Now available: Design for Impact by Erin Weigel

Indi Young on generative versus evaluative research

06/26/2012

As part of our ongoing series of short interviews with Rosenfeld Media people, we turn to Indi Young, the author of our first book, Mental Models: Aligning Design Strategy with User Behavior. Since its publication in 2008, the book has become a perennial favorite; we just keep printing more!

RM: What’s the biggest mistake people make when it comes to mental models?

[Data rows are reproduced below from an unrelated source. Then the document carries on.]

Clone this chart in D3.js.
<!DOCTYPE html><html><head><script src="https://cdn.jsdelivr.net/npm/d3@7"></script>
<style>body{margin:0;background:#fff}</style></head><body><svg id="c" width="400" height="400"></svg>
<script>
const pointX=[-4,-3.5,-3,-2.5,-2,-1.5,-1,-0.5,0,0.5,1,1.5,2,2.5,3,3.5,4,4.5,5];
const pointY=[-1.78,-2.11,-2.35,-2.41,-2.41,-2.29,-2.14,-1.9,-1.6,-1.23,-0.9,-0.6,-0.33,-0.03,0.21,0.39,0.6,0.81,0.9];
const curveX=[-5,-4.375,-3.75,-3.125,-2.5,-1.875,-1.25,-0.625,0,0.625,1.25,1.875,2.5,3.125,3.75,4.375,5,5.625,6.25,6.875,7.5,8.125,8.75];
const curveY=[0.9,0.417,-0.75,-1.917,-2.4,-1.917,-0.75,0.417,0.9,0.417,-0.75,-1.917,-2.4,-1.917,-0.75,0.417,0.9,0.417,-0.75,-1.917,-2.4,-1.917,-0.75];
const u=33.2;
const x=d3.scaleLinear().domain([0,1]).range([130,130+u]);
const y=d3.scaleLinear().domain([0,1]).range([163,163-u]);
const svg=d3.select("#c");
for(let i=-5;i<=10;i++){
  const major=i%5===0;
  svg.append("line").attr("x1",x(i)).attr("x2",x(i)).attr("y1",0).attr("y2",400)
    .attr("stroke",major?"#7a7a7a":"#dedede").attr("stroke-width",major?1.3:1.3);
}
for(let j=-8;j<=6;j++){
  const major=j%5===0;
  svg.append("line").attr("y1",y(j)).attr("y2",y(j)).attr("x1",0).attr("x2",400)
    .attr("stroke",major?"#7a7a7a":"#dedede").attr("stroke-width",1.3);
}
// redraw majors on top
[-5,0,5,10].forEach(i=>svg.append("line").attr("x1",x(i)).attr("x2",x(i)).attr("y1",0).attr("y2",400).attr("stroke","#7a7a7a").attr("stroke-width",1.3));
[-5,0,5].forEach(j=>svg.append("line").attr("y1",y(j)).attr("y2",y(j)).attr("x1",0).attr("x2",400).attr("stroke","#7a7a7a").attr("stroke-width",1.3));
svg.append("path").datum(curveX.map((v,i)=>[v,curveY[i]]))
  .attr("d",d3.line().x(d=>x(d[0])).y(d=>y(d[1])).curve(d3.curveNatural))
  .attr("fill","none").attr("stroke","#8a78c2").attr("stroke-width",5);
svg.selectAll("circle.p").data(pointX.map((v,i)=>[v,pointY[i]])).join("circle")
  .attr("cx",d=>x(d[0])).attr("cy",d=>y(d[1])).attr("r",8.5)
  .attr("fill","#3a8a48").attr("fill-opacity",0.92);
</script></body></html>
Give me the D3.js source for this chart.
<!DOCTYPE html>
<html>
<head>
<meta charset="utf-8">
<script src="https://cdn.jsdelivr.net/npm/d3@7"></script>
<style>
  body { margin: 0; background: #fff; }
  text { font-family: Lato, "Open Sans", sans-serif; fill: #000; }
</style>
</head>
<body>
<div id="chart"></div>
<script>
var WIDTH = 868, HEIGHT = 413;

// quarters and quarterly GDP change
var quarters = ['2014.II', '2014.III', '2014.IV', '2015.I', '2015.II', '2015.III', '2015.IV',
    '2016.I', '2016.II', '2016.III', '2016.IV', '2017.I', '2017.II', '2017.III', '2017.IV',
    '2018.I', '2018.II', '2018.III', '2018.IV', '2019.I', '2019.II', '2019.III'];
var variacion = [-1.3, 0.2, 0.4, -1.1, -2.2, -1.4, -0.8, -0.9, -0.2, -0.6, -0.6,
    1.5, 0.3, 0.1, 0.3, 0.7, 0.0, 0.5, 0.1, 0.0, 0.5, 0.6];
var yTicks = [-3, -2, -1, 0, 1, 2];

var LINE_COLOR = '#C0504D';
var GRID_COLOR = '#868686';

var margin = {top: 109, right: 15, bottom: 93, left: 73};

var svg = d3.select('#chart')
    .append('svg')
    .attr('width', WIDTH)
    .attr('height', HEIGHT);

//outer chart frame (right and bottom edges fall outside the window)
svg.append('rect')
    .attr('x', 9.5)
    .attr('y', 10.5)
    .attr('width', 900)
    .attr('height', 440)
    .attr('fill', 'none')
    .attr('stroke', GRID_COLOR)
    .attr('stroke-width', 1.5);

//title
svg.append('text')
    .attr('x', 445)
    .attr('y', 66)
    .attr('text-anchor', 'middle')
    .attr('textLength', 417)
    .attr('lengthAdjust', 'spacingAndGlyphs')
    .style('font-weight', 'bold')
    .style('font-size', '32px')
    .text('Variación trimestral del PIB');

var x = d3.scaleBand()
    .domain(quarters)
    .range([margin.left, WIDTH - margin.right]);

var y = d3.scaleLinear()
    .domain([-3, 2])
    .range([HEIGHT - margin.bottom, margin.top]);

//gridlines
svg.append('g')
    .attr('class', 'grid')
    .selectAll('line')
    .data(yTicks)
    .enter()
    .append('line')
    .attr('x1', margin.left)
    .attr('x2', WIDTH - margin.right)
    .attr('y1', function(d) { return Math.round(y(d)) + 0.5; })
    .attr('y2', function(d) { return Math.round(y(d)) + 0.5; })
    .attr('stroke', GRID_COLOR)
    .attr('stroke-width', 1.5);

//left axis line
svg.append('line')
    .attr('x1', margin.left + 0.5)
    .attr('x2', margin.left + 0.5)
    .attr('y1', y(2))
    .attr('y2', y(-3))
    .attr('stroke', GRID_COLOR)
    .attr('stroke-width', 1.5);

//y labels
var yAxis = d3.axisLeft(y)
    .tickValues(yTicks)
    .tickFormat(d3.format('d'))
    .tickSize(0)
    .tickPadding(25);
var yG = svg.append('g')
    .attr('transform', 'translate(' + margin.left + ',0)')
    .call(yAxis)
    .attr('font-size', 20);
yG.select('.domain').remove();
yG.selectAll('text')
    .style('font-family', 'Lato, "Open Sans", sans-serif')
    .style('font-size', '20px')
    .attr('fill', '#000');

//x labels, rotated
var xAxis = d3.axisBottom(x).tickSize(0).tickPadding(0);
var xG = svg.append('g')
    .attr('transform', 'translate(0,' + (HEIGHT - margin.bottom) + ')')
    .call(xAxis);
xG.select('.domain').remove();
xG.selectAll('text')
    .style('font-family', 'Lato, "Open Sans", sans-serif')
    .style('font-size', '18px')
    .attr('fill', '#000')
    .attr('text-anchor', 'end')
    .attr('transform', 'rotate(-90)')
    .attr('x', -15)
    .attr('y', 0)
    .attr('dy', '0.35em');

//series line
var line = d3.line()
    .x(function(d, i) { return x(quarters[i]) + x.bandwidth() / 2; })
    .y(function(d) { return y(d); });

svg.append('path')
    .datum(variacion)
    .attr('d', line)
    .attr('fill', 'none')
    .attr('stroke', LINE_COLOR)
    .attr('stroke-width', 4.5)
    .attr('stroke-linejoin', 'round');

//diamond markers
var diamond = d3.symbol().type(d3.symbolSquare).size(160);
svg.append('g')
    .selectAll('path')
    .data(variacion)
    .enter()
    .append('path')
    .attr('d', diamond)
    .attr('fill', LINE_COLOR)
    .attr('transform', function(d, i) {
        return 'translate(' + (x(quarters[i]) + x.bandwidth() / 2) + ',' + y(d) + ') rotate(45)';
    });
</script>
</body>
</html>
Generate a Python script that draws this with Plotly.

Indi Young: Someone said to me last year, “So I still don’t understand how to set up a scope to find out why someone would buy an iPhone over a Windows phone or an Android phone.” That would be evaluative research; mental models are a structure to contain generative research. The scope this person would explore generatively would be, “Tell me your thoughts around staying connected while on the go.” With a scope like this, you will hear the goals people have in mind—”Keep track of where the kids are,” “look up my client’s business address to find nearby parking,” “let my husband know I’ll be 30 minutes late getting home,” “change my flight reservation because this meeting is running long,” “listen to that new song my friend gave me after I get home, on my quality speakers,” “give that report to my co-worker after I finally remember during dinner at the pizza place,” etc., etc.

These are the things people are trying to get done, and they might use a mobile device to do it. Or they might use a phone book or the TV or a map or a piece of paper. It doesn’t matter. What matters is how each goal is supported. Does the Android phone support “give that report” as well as an iPhone or a Windows phone? You’d look at how each of these devices helps a person accomplish each of the goals. If there are stronger matches between certain devices and certain goals, then that indicates why a person might select the device with the stronger match. But just asking for the matches is a weak use of a mental model. Instead, use it to think up more specific, stronger ways to support a particular goal, for a specific subset of the audience.

Another mistake is the assumption that a lot of time and effort is required to create a mental model. Folks get scared off and never try one. True, if you go interview a bunch of people then yes, it will take six weeks or longer to get through all the steps. But you can also get a lot of insight using short essays people write about their thought processes regarding a particular scope. Or you can re-use existing research and your own knowledge of the customer perspective. These are a few ways to create, or at least sketch, a mental model within a week.